Injuries are always frustrating but especially so when you are a young player making early strides in the game. After an encouring start to life with England - Brunt had played five Tests during which she took 14 wickets in the 2005 Ashes win, and 13 ODIs - she now faced a lengthy spell on the treatment table.
Despite having a positive outlook, a nagging doubt crept in with each trip to the physio.
"I knew I would come back but I did not think I would bowl quick again," admitted Brunt, who was voted Vodafone England women's player of the year in 2006, the same year she was shortlisted for the ICC women's player of the year award.
But with bundles of patience and a stubborn will to wear an England shirt again, she returned, albeit tentatively at first, and it was a personal victory when she boarded the plane to fly Down Under last winter where she helped her team secure a 3-1 ODI series win over New Zealand.

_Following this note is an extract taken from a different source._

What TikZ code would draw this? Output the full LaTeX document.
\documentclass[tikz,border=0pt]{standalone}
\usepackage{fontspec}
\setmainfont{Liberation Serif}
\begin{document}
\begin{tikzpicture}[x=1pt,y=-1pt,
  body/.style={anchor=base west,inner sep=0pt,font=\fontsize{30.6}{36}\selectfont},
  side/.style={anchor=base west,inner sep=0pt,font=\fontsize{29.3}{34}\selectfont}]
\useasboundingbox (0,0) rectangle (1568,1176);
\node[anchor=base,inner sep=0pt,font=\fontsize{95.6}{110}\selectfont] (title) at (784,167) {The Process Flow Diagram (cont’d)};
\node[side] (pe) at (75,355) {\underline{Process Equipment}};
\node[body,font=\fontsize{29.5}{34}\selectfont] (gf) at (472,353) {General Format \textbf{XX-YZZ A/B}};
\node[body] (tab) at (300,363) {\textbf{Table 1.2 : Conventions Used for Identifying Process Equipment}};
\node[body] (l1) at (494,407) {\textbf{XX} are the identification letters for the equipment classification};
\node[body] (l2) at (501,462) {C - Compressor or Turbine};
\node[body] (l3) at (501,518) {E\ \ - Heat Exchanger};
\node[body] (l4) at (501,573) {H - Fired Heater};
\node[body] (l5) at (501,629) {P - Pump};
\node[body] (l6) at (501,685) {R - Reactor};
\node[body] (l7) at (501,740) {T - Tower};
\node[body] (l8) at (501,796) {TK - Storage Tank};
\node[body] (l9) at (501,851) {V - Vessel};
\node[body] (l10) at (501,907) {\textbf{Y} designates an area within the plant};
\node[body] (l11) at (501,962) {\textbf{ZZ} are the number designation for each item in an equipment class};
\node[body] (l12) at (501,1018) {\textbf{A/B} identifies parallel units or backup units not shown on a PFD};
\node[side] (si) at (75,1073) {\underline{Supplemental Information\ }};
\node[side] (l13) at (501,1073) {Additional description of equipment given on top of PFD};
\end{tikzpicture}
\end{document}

"Looking after yourself is really important," insists Brunt. "I want a 15 or 20 year career - if I want to do that I need to keep up with my core fitness and listen to my trainers. I am fortunate to have the levels of support I do.

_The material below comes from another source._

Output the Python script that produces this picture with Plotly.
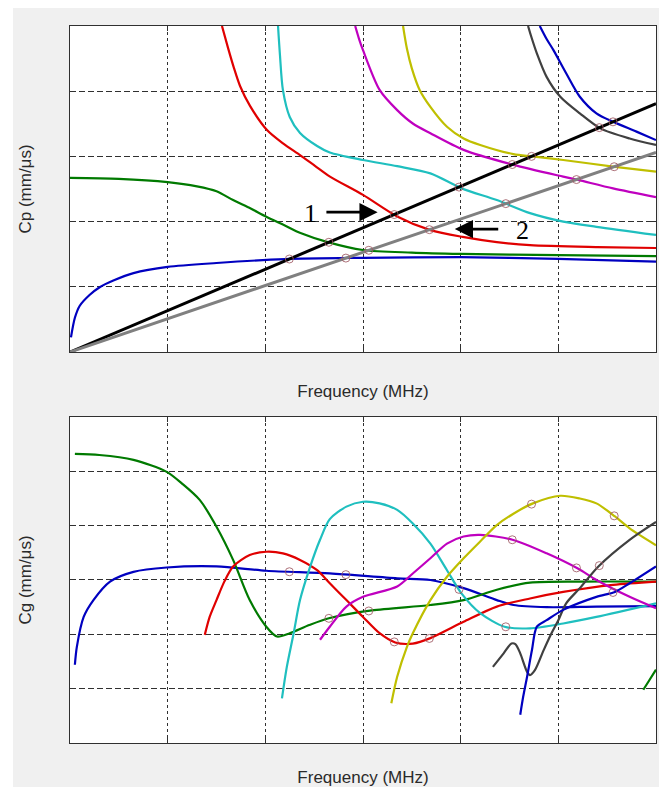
import numpy as np
import plotly.graph_objects as go

# ---------------------------------------------------------------------------
# Axis extents: frequency in MHz, velocities in mm/us
# ---------------------------------------------------------------------------
F_RANGE = [0.0, 6.0]
CP_RANGE = [0.0, 10.0]
CG_RANGE = [0.0, 6.0]

# Constant-wavelength lines, Cp = f * lambda (lambda in mm)
line_lambdas = [1.27, 1.02]
line_colors = ["#000000", "#808080"]

# ---------------------------------------------------------------------------
# Phase velocity branches (top panel)
# ---------------------------------------------------------------------------
m1_cp_f = [0.01, 0.05, 0.1, 0.2, 0.3, 0.45, 0.65, 1.0, 1.5, 2.2, 3.0, 4.0, 5.0, 6.0]
m1_cp = [0.45, 1.05, 1.42, 1.75, 1.98, 2.2, 2.42, 2.61, 2.73, 2.85, 2.89, 2.91, 2.86, 2.77]

m2_cp_f = [0.0, 0.5, 1.0, 1.3, 1.5, 1.67, 1.85, 2.01, 2.2, 2.36, 2.63, 3.0, 3.5, 4.0, 5.0, 6.0]
m2_cp = [5.34, 5.31, 5.21, 5.08, 4.93, 4.66, 4.40, 4.15, 3.88, 3.65, 3.38, 3.13, 3.05, 3.01, 2.97, 2.94]

m3_cp_f = [1.556, 1.618, 1.679, 1.741, 1.843, 2.017, 2.181, 2.355, 2.508, 2.662, 3.0, 3.35, 3.69, 4.02, 4.37, 4.71, 5.4, 6.0]
m3_cp = [10.0, 9.33, 8.71, 8.16, 7.55, 6.81, 6.40, 6.04, 5.71, 5.38, 4.82, 4.16, 3.74, 3.53, 3.37, 3.28, 3.22, 3.19]

m4_cp_f = [2.13, 2.15, 2.18, 2.25, 2.355, 2.53, 2.66, 3.0, 3.35, 3.69, 4.01, 4.37, 4.71, 5.05, 5.39, 6.0]
m4_cp = [10.0, 9.1, 8.04, 7.21, 6.72, 6.32, 6.12, 5.89, 5.70, 5.48, 5.02, 4.66, 4.26, 4.0, 3.84, 3.59]

m5_cp_f = [2.92, 2.96, 3.0, 3.17, 3.35, 3.51, 3.69, 4.03, 4.54, 5.05, 5.2, 5.56, 6.0]
m5_cp = [10.0, 9.6, 9.26, 8.04, 7.42, 7.01, 6.71, 6.20, 5.74, 5.38, 5.28, 5.02, 4.75]

m6_cp_f = [3.41, 3.45, 3.5, 3.58, 3.69, 3.86, 4.03, 4.2, 4.54, 4.73, 5.05, 5.58, 6.0]
m6_cp = [10.0, 9.3, 8.7, 8.04, 7.52, 6.91, 6.55, 6.35, 6.07, 6.0, 5.89, 5.68, 5.53]

m7_cp_f = [4.69, 4.72, 4.78, 4.88, 5.02, 5.22, 5.43, 5.73, 6.0]
m7_cp = [10.0, 9.7, 9.16, 8.44, 7.83, 7.32, 6.86, 6.55, 6.35]

m8_cp_f = [4.81, 4.88, 4.95, 5.08, 5.22, 5.39, 5.56, 5.8, 6.0]
m8_cp = [10.0, 9.6, 9.26, 8.55, 7.83, 7.32, 7.06, 6.76, 6.50]

# ---------------------------------------------------------------------------
# Group velocity branches (bottom panel)
# ---------------------------------------------------------------------------
m1_cg_f = [0.05, 0.07, 0.14, 0.24, 0.41, 0.65, 0.99, 1.5, 2.01, 2.66, 3.35, 3.69, 4.03, 4.37, 4.54, 4.88, 5.39, 6.0]
m1_cg = [1.44, 1.77, 2.32, 2.63, 2.97, 3.15, 3.23, 3.25, 3.17, 3.12, 3.03, 3.0, 2.85, 2.63, 2.54, 2.50, 2.51, 2.52]

m2_cg_f = [0.05, 0.3, 0.65, 0.99, 1.15, 1.33, 1.5, 1.67, 1.84, 2.01, 2.12, 2.25, 2.45, 2.66, 3.09, 3.69, 4.03, 4.37, 4.71, 5.22, 6.0]
m2_cg = [5.32, 5.30, 5.21, 4.99, 4.77, 4.47, 3.98, 3.37, 2.63, 2.14, 1.96, 2.02, 2.17, 2.30, 2.44, 2.54, 2.63, 2.82, 2.95, 2.97, 2.97]

m3_cg_f = [1.38, 1.43, 1.5, 1.58, 1.67, 1.84, 2.01, 2.18, 2.355, 2.53, 2.66, 2.83, 3.0, 3.17, 3.33, 3.51, 3.69, 4.03, 4.37, 4.71, 5.05, 5.56, 6.0]
m3_cg = [1.99, 2.32, 2.63, 2.97, 3.25, 3.46, 3.52, 3.49, 3.37, 3.18, 2.94, 2.63, 2.32, 2.02, 1.85, 1.83, 1.93, 2.23, 2.51, 2.66, 2.78, 2.91, 2.97]

m4_cg_f = [2.17, 2.22, 2.29, 2.355, 2.46, 2.56, 2.66, 2.83, 3.0, 3.17, 3.35, 3.51, 3.69, 3.86, 4.01, 4.2, 4.45, 4.71, 5.05, 5.39, 6.0]
m4_cg = [0.82, 1.40, 2.02, 2.63, 3.25, 3.74, 4.12, 4.35, 4.44, 4.41, 4.29, 4.04, 3.67, 3.18, 2.75, 2.39, 2.14, 2.11, 2.20, 2.32, 2.57]

m5_cg_f = [2.56, 2.66, 2.83, 3.0, 3.35, 3.51, 3.69, 3.86, 4.03, 4.2, 4.53, 4.88, 5.2, 5.39, 5.73, 6.0]
m5_cg = [1.90, 2.14, 2.51, 2.69, 2.88, 3.12, 3.40, 3.67, 3.80, 3.83, 3.74, 3.49, 3.21, 3.0, 2.69, 2.48]

m6_cg_f = [3.29, 3.35, 3.45, 3.51, 3.69, 3.86, 4.03, 4.2, 4.37, 4.54, 4.74, 5.02, 5.22, 5.39, 5.58, 5.73, 6.0]
m6_cg = [0.73, 1.22, 1.77, 2.02, 2.63, 3.06, 3.40, 3.71, 4.01, 4.22, 4.41, 4.55, 4.50, 4.41, 4.17, 3.95, 3.64]

m7_cg_f = [4.33, 4.44, 4.52, 4.56, 4.61, 4.68, 4.71, 4.76, 4.85, 4.93, 5.0, 5.08, 5.22, 5.41, 5.73, 6.0]
m7_cg = [1.40, 1.65, 1.83, 1.82, 1.65, 1.31, 1.25, 1.34, 1.71, 2.02, 2.26, 2.57, 2.85, 3.25, 3.74, 4.07]

m8_cg_f = [4.61, 4.64, 4.68, 4.73, 4.78, 4.88, 5.05, 5.39, 5.58, 5.73, 6.0]
m8_cg = [0.52, 0.85, 1.22, 1.71, 2.14, 2.26, 2.45, 2.69, 2.78, 2.94, 3.25]

m9_cg_f = [5.87, 5.93, 6.0]
m9_cg = [0.98, 1.15, 1.35]

modes = [
    dict(color="#0000c0", cp_f=m1_cp_f, cp=m1_cp, cg_f=m1_cg_f, cg=m1_cg),
    dict(color="#007a00", cp_f=m2_cp_f, cp=m2_cp, cg_f=m2_cg_f, cg=m2_cg),
    dict(color="#e00000", cp_f=m3_cp_f, cp=m3_cp, cg_f=m3_cg_f, cg=m3_cg),
    dict(color="#1fbfbf", cp_f=m4_cp_f, cp=m4_cp, cg_f=m4_cg_f, cg=m4_cg),
    dict(color="#bf00bf", cp_f=m5_cp_f, cp=m5_cp, cg_f=m5_cg_f, cg=m5_cg),
    dict(color="#bfbf00", cp_f=m6_cp_f, cp=m6_cp, cg_f=m6_cg_f, cg=m6_cg),
    dict(color="#404040", cp_f=m7_cp_f, cp=m7_cp, cg_f=m7_cg_f, cg=m7_cg),
    dict(color="#0000c0", cp_f=m8_cp_f, cp=m8_cp, cg_f=m8_cg_f, cg=m8_cg),
    dict(color="#007a00", cp_f=None, cp=None, cg_f=m9_cg_f, cg=m9_cg),
]

MARKER_COLOR = "rgba(160,90,100,0.85)"


def crossings(f, c, lam):
    """Frequencies where a piecewise-linear branch crosses Cp = lam * f."""
    f = np.asarray(f, float)
    d = np.asarray(c, float) - lam * f
    out = []
    for i in range(len(f) - 1):
        if d[i] == 0:
            out.append(f[i])
        elif d[i] * d[i + 1] < 0:
            out.append(f[i] + (f[i + 1] - f[i]) * d[i] / (d[i] - d[i + 1]))
    return out


fig = go.Figure()

# dispersion branches
curve_line = dict(width=2.2, shape="spline", smoothing=0.8)
for m in modes:
    if m["cp_f"] is not None:
        fig.add_trace(go.Scatter(x=m["cp_f"], y=m["cp"], mode="lines",
                                 line=dict(curve_line, color=m["color"]),
                                 xaxis="x", yaxis="y", hoverinfo="skip"))
    fig.add_trace(go.Scatter(x=m["cg_f"], y=m["cg"], mode="lines",
                             line=dict(curve_line, color=m["color"]),
                             xaxis="x2", yaxis="y2", hoverinfo="skip"))

# constant-wavelength lines
f_line = np.array(F_RANGE)
for lam, col in zip(line_lambdas, line_colors):
    fig.add_trace(go.Scatter(x=f_line, y=lam * f_line, mode="lines",
                             line=dict(color=col, width=3),
                             xaxis="x", yaxis="y", hoverinfo="skip"))

# intersection markers: phase velocity on top, group velocity below
mk_f, mk_cp, mk_cg = [], [], []
for m in modes:
    if m["cp_f"] is None:
        continue
    for lam in line_lambdas:
        for fr in crossings(m["cp_f"], m["cp"], lam):
            mk_f.append(fr)
            mk_cp.append(lam * fr)
            mk_cg.append(float(np.interp(fr, m["cg_f"], m["cg"])))

marker_style = dict(symbol="circle-open", size=8, color=MARKER_COLOR, line=dict(width=1, color=MARKER_COLOR))
fig.add_trace(go.Scatter(x=mk_f, y=mk_cp, mode="markers", marker=marker_style,
                         xaxis="x", yaxis="y", hoverinfo="skip"))
fig.add_trace(go.Scatter(x=mk_f, y=mk_cg, mode="markers", marker=marker_style,
                         xaxis="x2", yaxis="y2", hoverinfo="skip"))

axis_font = dict(family="Liberation Sans, Arial, sans-serif", size=17, color="#2a2a2a")
frame = dict(showline=True, linecolor="#303030", linewidth=1, mirror="ticks",
             ticks="inside", ticklen=5, tickcolor="#303030",
             showticklabels=False, zeroline=False, showgrid=True,
             gridcolor="#303030", gridwidth=1, automargin=False)

xcommon = dict(frame, range=F_RANGE, tick0=0, dtick=1, griddash="3px,3px")

fig.update_layout(
    width=659, height=787,
    margin=dict(l=70, r=3, t=26, b=44),
    paper_bgcolor="#f0f0f0",
    plot_bgcolor="#ffffff",
    showlegend=False,
    xaxis=dict(xcommon, anchor="y", domain=[0, 1],
               title=dict(text="Frequency (MHz)", font=axis_font, standoff=33)),
    yaxis=dict(frame, range=CP_RANGE, tick0=0, dtick=2, griddash="6px,3px",
               anchor="x", domain=[0.5453, 1.0],
               title=dict(text="Cp (mm/\u03bcs)", font=axis_font, standoff=33)),
    xaxis2=dict(xcommon, anchor="y2", domain=[0, 1],
                title=dict(text="Frequency (MHz)", font=axis_font, standoff=33)),
    yaxis2=dict(frame, range=CG_RANGE, tick0=0, dtick=1, griddash="6px,3px",
                anchor="x2", domain=[0.0, 0.4547],
                title=dict(text="Cg (mm/\u03bcs)", font=axis_font, standoff=33)),
)

# white page edge along the top and left
fig.add_shape(type="rect", xref="paper", yref="paper", x0=-0.2, x1=-0.0973, y0=-0.1, y1=1.1,
              fillcolor="#ffffff", line_width=0, layer="below")
fig.add_shape(type="rect", xref="paper", yref="paper", x0=-0.2, x1=1.1, y0=1.0251, y1=1.1,
              fillcolor="#ffffff", line_width=0, layer="below")

# line identifiers with arrows
label_font = dict(family="Liberation Serif, Times New Roman, serif", size=26, color="#000000")
label_text = ["1", "2"]
label_pos = [(2.46, 4.26), (4.63, 3.74)]
arrow_tail = [(2.61, 4.29), (4.40, 3.77)]
arrow_head = [(3.15, 4.29), (3.94, 3.77)]
for txt, (lx, ly), (tx, ty), (hx, hy) in zip(label_text, label_pos, arrow_tail, arrow_head):
    fig.add_annotation(x=lx, y=ly, xref="x", yref="y", text=txt, showarrow=False, font=label_font)
    fig.add_annotation(x=hx, y=hy, ax=tx, ay=ty, xref="x", yref="y", axref="x", ayref="y",
                       text="", showarrow=True, arrowhead=2, arrowsize=1.4, arrowwidth=2.6,
                       arrowcolor="#000000", standoff=0, startstandoff=0)

fig.write_html("out.html")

"I don't have the same aggression as I used to. I have to be mature about how I bowl."
Brunt was certainly hurling the ball down on the helipad of a SeaFrance ferry on Tuesday as she and the rest of the England women launched a busy summer of international cricket.
The players took part in a leisurely game while the ship docked at Calais but know the proper stuff is just around the corner with West Indies the first of three teams due on English soil in the next two months.
"I heard the West Indies beat Ireland in a one-dayer so they are not to be underestimated," said Brunt."We are really strong at the moment and confident, but we won't get ahead of ourselves."
Women's cricket in this country is staring at the most high-profile 12 months in its history. Looking beyond this summer, England travel to Australia for the World Cup in March before hosting the ICC World Twenty20 three months later which gives Brunt and her team-mates a glorious chance to capture the public's imagination.
"It's a big year," said Brunt. "It's an exciting year too, not just for us as a squad but for women's cricket too.
"In the last five years women's cricket has picked up massively, there is a lot more interest.
"Through the Chance to shine project we have been setting up teams in schools - these girls really enjoy it. They want to emulate us. I did not have that opportunity as a kid."